Estoy seguro de que todos y cada uno de los embarcados en la Global Sumud lo hicieron de buena fe y con valentía, como estoy seguro de que los muchos más que les apoyaron lo hicieron en los mismos términos. De nuevo, porque la causa era nobilísima. Ahora bien, no era perfecta, contrapunto que no parecieron admitir los correligionarios, adláteres y voceros del asunto. No todas las acciones que se emprenden por la más justa de las causas son perfectas, ni buenas, ni convenientes. Digo más: si queremos servir a la más justa de las causas debemos, precisamente, premiar las acciones que sean valientes, sí, honestas, sí, pero también convenientes y buenas. Debemos admitir que la crítica no es traición, que las buenas intenciones no rescatan el error (cuando no la chapuza).

El arrullo de las causas justas también enturbia otros fenómenos de altísima nobleza. Cuidar mejor nuestro planeta sin sacrificar nuestra prosperidad es el reto de nuestra generación. Debemos emplear nuestros mejores esfuerzos, sin duda. Ahora bien, esta elevadísima empresa no puede convertirse en un altar sacrificial de la crítica y la razón (o, al menos, de lo razonable). Untarse la mano al asfalto, violentar obras de arte o llevar resultona camiseta indicando que There’s no planet B son piezas de una colección de memeces que no ayudan a la causa, que deben ser criticadas precisamente en favor de la misma, no en capote de sus detractores.

Si la causa justa puede ser un anulador del pensamiento liberado, el odio justificado -muy nuestro y muy de nuestro tiempo- opera igual: empañando la visión panorámica.
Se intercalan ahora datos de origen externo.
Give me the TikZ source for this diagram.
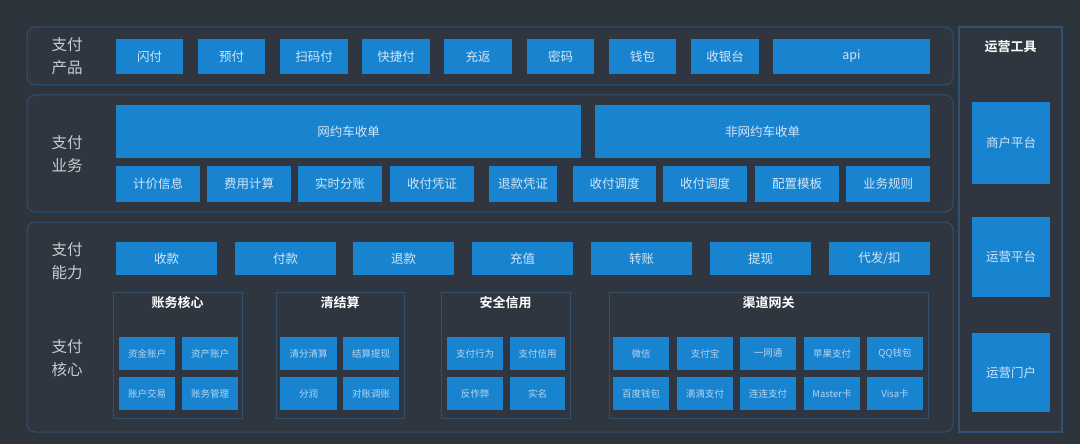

No será controvertido decir quien ha merecido más nuestros odios ha sido Carlos Mazón. También quiero dejar clara, de saque, mi posición al respecto: Mazón merece todos nuestros reproches morales, políticos y personales. Cuanto más medimos, a golpe de edicto judicial, las coordenadas de su ventorra sobremesa, más se nos aclara la talla del personaje.

Es justificado el odio, desbordada la indignación, que se le tiene al ya expresident y no creo que haya argumentos -ni procedan argumentos- que articulen una postura alternativa. Ahora bien, debiendo comprender, no podemos entregarnos a la facilidad de la furia.
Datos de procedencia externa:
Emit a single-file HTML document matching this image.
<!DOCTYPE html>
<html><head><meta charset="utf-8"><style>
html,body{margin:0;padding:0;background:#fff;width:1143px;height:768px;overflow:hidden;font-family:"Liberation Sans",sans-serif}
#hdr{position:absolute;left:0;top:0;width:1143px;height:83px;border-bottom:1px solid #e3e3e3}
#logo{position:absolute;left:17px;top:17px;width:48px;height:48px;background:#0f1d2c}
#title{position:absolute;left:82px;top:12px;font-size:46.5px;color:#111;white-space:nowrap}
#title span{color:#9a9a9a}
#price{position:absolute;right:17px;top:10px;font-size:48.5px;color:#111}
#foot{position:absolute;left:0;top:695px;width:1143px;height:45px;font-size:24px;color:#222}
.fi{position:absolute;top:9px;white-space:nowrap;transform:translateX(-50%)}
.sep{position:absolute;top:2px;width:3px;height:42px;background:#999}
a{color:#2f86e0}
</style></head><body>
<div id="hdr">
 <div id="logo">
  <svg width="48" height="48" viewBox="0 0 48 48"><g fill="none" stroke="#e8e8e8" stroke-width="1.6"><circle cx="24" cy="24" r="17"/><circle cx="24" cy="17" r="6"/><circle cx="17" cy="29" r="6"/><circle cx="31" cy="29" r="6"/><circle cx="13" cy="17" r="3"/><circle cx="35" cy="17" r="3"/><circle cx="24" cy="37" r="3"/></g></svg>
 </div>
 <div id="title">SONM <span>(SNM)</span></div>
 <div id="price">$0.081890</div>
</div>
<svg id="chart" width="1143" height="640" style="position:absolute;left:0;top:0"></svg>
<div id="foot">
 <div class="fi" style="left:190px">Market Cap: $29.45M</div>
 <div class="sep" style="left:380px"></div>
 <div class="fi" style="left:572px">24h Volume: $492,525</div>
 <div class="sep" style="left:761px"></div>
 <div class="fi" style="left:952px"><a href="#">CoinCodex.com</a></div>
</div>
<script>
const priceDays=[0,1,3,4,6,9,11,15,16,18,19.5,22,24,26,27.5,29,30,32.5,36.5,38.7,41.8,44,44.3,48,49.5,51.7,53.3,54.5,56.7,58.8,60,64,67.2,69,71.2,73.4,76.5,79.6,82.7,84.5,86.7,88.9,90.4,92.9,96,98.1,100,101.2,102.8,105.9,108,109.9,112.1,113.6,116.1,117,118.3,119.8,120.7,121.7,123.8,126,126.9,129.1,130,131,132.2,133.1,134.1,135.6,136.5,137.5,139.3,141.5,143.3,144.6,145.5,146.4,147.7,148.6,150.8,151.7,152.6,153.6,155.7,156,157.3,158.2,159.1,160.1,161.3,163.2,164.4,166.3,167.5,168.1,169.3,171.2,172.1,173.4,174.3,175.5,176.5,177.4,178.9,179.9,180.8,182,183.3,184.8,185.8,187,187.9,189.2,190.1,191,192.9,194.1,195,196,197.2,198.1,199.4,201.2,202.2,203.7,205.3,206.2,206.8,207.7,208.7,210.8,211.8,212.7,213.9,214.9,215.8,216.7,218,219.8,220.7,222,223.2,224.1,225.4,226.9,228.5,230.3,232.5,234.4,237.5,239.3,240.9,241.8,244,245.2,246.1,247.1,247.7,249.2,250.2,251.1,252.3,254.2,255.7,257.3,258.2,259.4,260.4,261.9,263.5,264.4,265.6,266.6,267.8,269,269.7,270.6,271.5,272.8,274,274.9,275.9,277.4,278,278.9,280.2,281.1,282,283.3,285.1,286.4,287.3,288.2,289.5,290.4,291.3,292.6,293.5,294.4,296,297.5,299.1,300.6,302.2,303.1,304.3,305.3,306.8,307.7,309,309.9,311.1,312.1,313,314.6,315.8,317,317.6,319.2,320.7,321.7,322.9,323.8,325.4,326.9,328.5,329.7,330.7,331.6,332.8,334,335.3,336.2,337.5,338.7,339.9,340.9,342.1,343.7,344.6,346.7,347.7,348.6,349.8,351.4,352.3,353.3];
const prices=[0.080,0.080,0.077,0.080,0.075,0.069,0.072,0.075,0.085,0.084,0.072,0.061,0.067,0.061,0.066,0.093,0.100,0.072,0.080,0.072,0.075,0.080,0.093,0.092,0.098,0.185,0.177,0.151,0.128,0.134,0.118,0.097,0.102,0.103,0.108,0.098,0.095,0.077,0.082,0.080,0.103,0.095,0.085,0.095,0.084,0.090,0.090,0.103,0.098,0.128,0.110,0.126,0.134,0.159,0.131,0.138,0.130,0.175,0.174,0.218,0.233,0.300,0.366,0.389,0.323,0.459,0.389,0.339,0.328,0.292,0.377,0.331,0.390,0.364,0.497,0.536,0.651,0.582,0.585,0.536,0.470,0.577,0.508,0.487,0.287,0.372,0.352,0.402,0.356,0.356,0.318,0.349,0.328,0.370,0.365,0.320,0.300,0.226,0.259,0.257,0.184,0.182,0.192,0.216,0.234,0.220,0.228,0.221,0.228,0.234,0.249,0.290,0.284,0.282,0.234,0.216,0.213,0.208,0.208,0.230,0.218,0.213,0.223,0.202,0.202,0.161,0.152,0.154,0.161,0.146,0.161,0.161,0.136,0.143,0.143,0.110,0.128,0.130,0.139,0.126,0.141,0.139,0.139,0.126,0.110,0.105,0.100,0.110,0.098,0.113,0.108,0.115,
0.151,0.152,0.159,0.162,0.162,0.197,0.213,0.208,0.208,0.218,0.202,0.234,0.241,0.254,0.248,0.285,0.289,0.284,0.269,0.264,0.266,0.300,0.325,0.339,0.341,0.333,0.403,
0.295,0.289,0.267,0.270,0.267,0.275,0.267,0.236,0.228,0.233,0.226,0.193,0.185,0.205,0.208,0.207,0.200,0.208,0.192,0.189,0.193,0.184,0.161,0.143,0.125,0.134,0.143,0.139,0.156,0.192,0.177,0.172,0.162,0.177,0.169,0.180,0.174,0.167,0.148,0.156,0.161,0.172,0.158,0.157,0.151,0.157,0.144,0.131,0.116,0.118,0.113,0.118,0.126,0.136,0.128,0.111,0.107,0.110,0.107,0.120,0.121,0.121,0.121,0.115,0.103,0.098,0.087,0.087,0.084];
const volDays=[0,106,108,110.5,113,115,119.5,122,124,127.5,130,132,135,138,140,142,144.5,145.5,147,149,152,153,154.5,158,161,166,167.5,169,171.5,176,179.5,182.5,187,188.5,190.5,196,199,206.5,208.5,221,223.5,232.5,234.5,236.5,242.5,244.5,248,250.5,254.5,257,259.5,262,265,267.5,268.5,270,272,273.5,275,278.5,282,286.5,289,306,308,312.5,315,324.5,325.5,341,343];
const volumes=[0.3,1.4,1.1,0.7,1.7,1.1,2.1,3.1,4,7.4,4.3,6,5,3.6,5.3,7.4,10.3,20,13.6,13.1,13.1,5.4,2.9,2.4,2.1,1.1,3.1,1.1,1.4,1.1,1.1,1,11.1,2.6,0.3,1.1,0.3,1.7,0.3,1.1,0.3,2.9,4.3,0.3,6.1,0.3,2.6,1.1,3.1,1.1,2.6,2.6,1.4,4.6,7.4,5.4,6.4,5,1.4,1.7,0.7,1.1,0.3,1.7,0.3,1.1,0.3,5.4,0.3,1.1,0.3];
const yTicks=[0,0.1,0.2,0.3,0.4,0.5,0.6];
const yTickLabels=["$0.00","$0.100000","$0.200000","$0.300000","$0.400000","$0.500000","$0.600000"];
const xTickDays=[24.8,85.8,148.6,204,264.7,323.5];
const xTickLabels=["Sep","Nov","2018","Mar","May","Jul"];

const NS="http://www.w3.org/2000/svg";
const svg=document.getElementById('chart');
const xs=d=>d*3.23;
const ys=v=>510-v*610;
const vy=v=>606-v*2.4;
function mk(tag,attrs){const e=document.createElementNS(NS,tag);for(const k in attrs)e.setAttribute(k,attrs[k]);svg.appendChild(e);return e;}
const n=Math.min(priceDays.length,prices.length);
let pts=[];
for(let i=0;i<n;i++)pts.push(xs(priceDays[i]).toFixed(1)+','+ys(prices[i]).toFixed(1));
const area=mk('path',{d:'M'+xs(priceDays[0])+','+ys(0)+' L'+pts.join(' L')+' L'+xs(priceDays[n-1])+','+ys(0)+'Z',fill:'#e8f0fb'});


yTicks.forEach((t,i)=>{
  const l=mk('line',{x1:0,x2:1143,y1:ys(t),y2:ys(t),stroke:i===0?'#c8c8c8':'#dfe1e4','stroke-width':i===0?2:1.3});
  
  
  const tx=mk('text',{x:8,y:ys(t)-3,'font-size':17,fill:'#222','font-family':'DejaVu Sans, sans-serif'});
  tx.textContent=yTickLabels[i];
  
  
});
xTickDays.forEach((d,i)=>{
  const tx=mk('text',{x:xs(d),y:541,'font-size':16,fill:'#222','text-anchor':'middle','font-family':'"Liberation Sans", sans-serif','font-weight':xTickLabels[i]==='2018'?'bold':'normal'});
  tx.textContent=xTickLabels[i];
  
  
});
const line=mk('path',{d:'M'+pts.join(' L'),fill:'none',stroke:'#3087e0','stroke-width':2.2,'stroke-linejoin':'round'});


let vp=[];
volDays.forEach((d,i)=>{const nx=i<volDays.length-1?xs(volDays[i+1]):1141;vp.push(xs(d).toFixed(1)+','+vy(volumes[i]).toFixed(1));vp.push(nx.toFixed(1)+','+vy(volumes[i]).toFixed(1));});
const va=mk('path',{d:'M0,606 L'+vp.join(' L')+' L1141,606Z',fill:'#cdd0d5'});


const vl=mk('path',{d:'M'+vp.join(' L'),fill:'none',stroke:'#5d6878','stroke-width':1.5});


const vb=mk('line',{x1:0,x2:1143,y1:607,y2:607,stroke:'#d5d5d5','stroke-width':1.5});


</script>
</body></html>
Si queremos mantener un debate cierto y leal y productivo sobre la tragedia de la DANA, deberemos incorporar algo más que el odio a nuestras reflexiones. No para exculpar a Mazón, no para inculpar a Sánchez, no para lanzar el gruñido acusatorio y redirigir nuestros odios, sino para darnos el trato que los ciudadanos merecemos. La discusión acerca de la tragedia de la DANA debe ir mucho más allá de un amontonamiento de reproches, ha transcurrido suficiente tiempo para que podamos y debamos abordar las cuestiones políticas -y de política- que la complejidad de este evento imponen. Insisto: qué fácil (¡y qué justificado!) sería hozar en los odios, pero, sin olvidarlos, tampoco podemos dejar que nos anestesien.

Quizás este artículo es el enésimo resabio de un pedantón, sí. Quizás los odios y las causas justas merezcan más imprudencia y arrojo de los que estoy dispuesto a reconocerles, por razones que no soy capaz de entretener. Sin embargo y con todo, no hay odio suficientemente justificado, ni causa suficientemente justa que merezca nuestra ceguera.